### Source material
###
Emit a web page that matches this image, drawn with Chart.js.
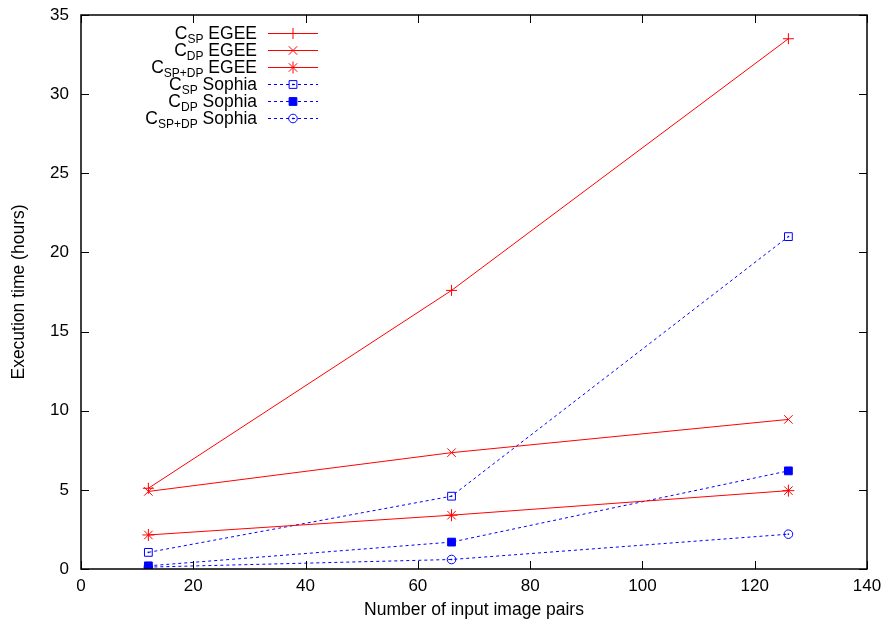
<!DOCTYPE html>
<html>
<head>
<meta charset="utf-8">
<script src="https://cdn.jsdelivr.net/npm/chart.js@4/dist/chart.umd.min.js"></script>
<style>
  html, body { margin: 0; padding: 0; background: #fff; }
  #wrap { width: 890px; height: 630px; }
</style>
</head>
<body>
<div id="wrap"><canvas id="chart" width="890" height="630"></canvas></div>
<script>
// data
const pairs = [12, 66, 126];
const spEgee = [5.1, 17.6, 33.5];
const dpEgee = [4.9, 7.35, 9.45];
const spdpEgee = [2.15, 3.4, 4.95];
const spSophia = [1.05, 4.6, 21.0];
const dpSophia = [0.2, 1.7, 6.2];
const spdpSophia = [0.12, 0.6, 2.2];

const xTicks = [0, 20, 40, 60, 80, 100, 120, 140];
const yTicks = [0, 5, 10, 15, 20, 25, 30, 35];

const FONT = "'Liberation Sans', Arial, Helvetica, sans-serif";
const RED = "#ff0000";
const BLUE = "#0000ff";

function pts(values) {
  return values.map((v, i) => ({ x: pairs[i], y: v }));
}

function series(label, sub, values, color, style, radius, filled, dashed, dot) {
  return {
    label: label,
    sub: sub,
    data: pts(values),
    borderColor: color,
    backgroundColor: filled ? color : "rgba(0,0,0,0)",
    pointBorderColor: color,
    pointBackgroundColor: filled ? color : "rgba(0,0,0,0)",
    pointStyle: style,
    pointRadius: radius,
    pointHoverRadius: radius,
    pointBorderWidth: 1,
    borderWidth: 1,
    borderDash: dashed ? [3, 3] : [],
    centerDot: dot,
    fill: false,
    tension: 0,
  };
}

const datasets = [
  series("EGEE", "SP", spEgee, RED, "cross", 5.5, false, false, false),
  series("EGEE", "DP", dpEgee, RED, "crossRot", 6, false, false, false),
  series("EGEE", "SP+DP", spdpEgee, RED, "star", 6, false, false, false),
  series("Sophia", "SP", spSophia, BLUE, "rect", 5.5, false, true, true),
  series("Sophia", "DP", dpSophia, BLUE, "rect", 5.5, true, true, false),
  series("Sophia", "SP+DP", spdpSophia, BLUE, "circle", 4.3, false, true, true),
];

// box round the plot and inward ticks on all four sides (gnuplot look)
const frame = {
  id: "frame",
  afterDatasetsDraw(chart) {
    const ctx = chart.ctx;
    const a = chart.chartArea;
    const xs = chart.scales.x;
    const ys = chart.scales.y;
    ctx.save();

    // centre dots for open square / circle
    chart.data.datasets.forEach((ds, i) => {
      if (!ds.centerDot) return;
      chart.getDatasetMeta(i).data.forEach((p) => {
        ctx.fillStyle = ds.borderColor;
        ctx.fillRect(p.x - 0.75, p.y - 0.75, 1.5, 1.5);
      });
    });

    ctx.strokeStyle = "#000";
    ctx.lineWidth = 1;
    const len = 8;
    ctx.beginPath();
    xTicks.forEach((t) => {
      const x = Math.round(xs.getPixelForValue(t)) + 0.5;
      ctx.moveTo(x, a.bottom); ctx.lineTo(x, a.bottom - len);
      ctx.moveTo(x, a.top); ctx.lineTo(x, a.top + len);
    });
    yTicks.forEach((t) => {
      const y = Math.round(ys.getPixelForValue(t)) + 0.5;
      ctx.moveTo(a.left, y); ctx.lineTo(a.left + len, y);
      ctx.moveTo(a.right, y); ctx.lineTo(a.right - len, y);
    });
    ctx.stroke();

    ctx.lineWidth = 1.5;
    ctx.strokeRect(a.left, a.top, a.right - a.left, a.bottom - a.top);
    ctx.restore();
  },
};

// legend with subscripts (C_SP etc.), top left inside the plot
const subLegend = {
  id: "subLegend",
  afterDraw(chart) {
    const ctx = chart.ctx;
    const textRight = 257;
    const lineL = 268;
    const lineR = 318;
    const markX = 293;
    const top = 33;
    const step = 17;
    const big = "17.5px " + FONT;
    const small = "12px " + FONT;
    chart.data.datasets.forEach((ds, i) => {
      const y = Math.round(top + i * step) + 0.5;

      // sample line
      ctx.save();
      ctx.strokeStyle = ds.borderColor;
      ctx.lineWidth = 1;
      ctx.setLineDash(ds.borderDash);
      ctx.beginPath();
      ctx.moveTo(lineL, y);
      ctx.lineTo(lineR, y);
      ctx.stroke();
      ctx.restore();

      // marker
      ctx.save();
      ctx.setLineDash([]);
      ctx.strokeStyle = ds.borderColor;
      ctx.fillStyle = ds.pointBackgroundColor;
      ctx.lineWidth = 1;
      Chart.helpers.drawPoint(ctx, {
        pointStyle: ds.pointStyle,
        radius: ds.pointRadius,
        rotation: 0,
        borderWidth: 1,
      }, markX, y);
      if (ds.centerDot) {
        ctx.fillStyle = ds.borderColor;
        ctx.fillRect(markX - 0.75, y - 0.75, 1.5, 1.5);
      }
      ctx.restore();

      // label: C + subscript + name
      ctx.save();
      ctx.font = big;
      const wC = ctx.measureText("C").width;
      const wRest = ctx.measureText(" " + ds.label).width;
      ctx.font = small;
      const wSub = ctx.measureText(ds.sub).width;
      let x = textRight - (wC + wSub + wRest);
      ctx.fillStyle = "#000";
      ctx.textBaseline = "alphabetic";
      ctx.textAlign = "left";
      ctx.font = big;
      ctx.fillText("C", x, y + 5.5);
      x += wC;
      ctx.font = small;
      ctx.fillText(ds.sub, x, y + 9.5);
      x += wSub;
      ctx.font = big;
      ctx.fillText(" " + ds.label, x, y + 5.5);
      ctx.restore();
    });
  },
};

new Chart(document.getElementById("chart").getContext("2d"), {
  type: "line",
  data: { datasets },
  options: {
    responsive: false,
    animation: false,
    layout: { padding: { top: 15, right: 23, left: 0, bottom: 0 } },
    plugins: {
      legend: { display: false },
      tooltip: { enabled: false },
    },
    scales: {
      x: {
        type: "linear",
        min: 0,
        max: 140,
        afterBuildTicks: (s) => { s.ticks = xTicks.map((v) => ({ value: v })); },
        afterFit: (s) => { s.height = 61; s.paddingLeft = 0; s.paddingRight = 0; },
        grid: { display: false, drawTicks: false },
        border: { display: false },
        ticks: { color: "#000", font: { family: FONT, size: 17 }, padding: 7, maxRotation: 0 },
        title: {
          display: true,
          text: "Number of input image pairs",
          color: "#000",
          font: { family: FONT, size: 17.5 },
          padding: { top: 0, bottom: 9 },
        },
      },
      y: {
        min: 0,
        max: 35,
        afterBuildTicks: (s) => { s.ticks = yTicks.map((v) => ({ value: v })); },
        afterFit: (s) => { s.width = 81; s.paddingTop = 0; s.paddingBottom = 0; },
        grid: { display: false, drawTicks: false },
        border: { display: false },
        ticks: { color: "#000", font: { family: FONT, size: 17 }, padding: 12 },
        title: {
          display: true,
          text: "Execution time (hours)",
          color: "#000",
          font: { family: FONT, size: 17.5 },
          padding: { top: 9, bottom: 0 },
        },
      },
    },
  },
  plugins: [frame, subLegend],
});
</script>
</body>
</html>
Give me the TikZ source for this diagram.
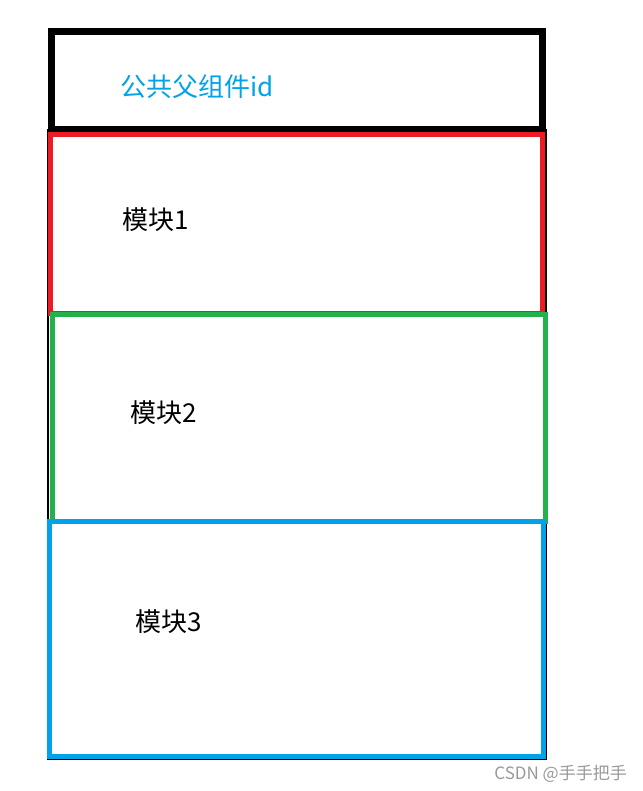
\documentclass[tikz,border=0pt]{standalone}
\usepackage{fontspec}
\setmainfont{Noto Sans CJK SC}
\usetikzlibrary{positioning}
\definecolor{idblue}{HTML}{00A2E8}
\definecolor{boxred}{HTML}{ED1C24}
\definecolor{boxgreen}{HTML}{22B14C}
\tikzset{% boxes and labels of the page
        box/.style={line width=5pt},
        boxlabel/.style={anchor=west, inner sep=0pt, font=\fontsize{26}{30}\selectfont}
        }

\begin{document}
\begin{tikzpicture}[x=1pt,y=-1pt]
 \useasboundingbox (0,0) rectangle (642,791);
 \draw[line width=2pt] (48,130) rectangle (546,759);
 \draw[line width=7pt] (51.5,31.5) rectangle (542.5,130);
 \draw[box, boxred] (50.5,135) rectangle (542.5,313);
 \draw[box, boxgreen] (52.5,314.5) rectangle (545.5,521);
 \draw[box, idblue] (49.5,521.5) rectangle (543.5,756.5);
 \node[boxlabel, idblue] (parentid) at (120,87) {公共父组件id};
 \node[boxlabel] (block1) at (122,220) {模块1};
 \node[boxlabel] (block2) at (130,413) {模块2};
 \node[boxlabel] (block3) at (135,622) {模块3};
 \node[anchor=east, inner sep=0pt, gray!80, font=\fontsize{17}{20}\selectfont] (mark) at (627,774) {CSDN @手手把手};
\end{tikzpicture}
\end{document}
###
### What you should do
Please restate the material above line by line, exactly, beginning at its first line and ending with the line that contains "const spdpSophia = [0.12, 0.6, 2.2];", without any pictures.

### Solution
Emit a web page that matches this image, drawn with Chart.js.
<!DOCTYPE html>
<html>
<head>
<meta charset="utf-8">
<script src="https://cdn.jsdelivr.net/npm/chart.js@4/dist/chart.umd.min.js"></script>
<style>
  html, body { margin: 0; padding: 0; background: #fff; }
  #wrap { width: 890px; height: 630px; }
</style>
</head>
<body>
<div id="wrap"><canvas id="chart" width="890" height="630"></canvas></div>
<script>
// data
const pairs = [12, 66, 126];
const spEgee = [5.1, 17.6, 33.5];
const dpEgee = [4.9, 7.35, 9.45];
const spdpEgee = [2.15, 3.4, 4.95];
const spSophia = [1.05, 4.6, 21.0];
const dpSophia = [0.2, 1.7, 6.2];
const spdpSophia = [0.12, 0.6, 2.2];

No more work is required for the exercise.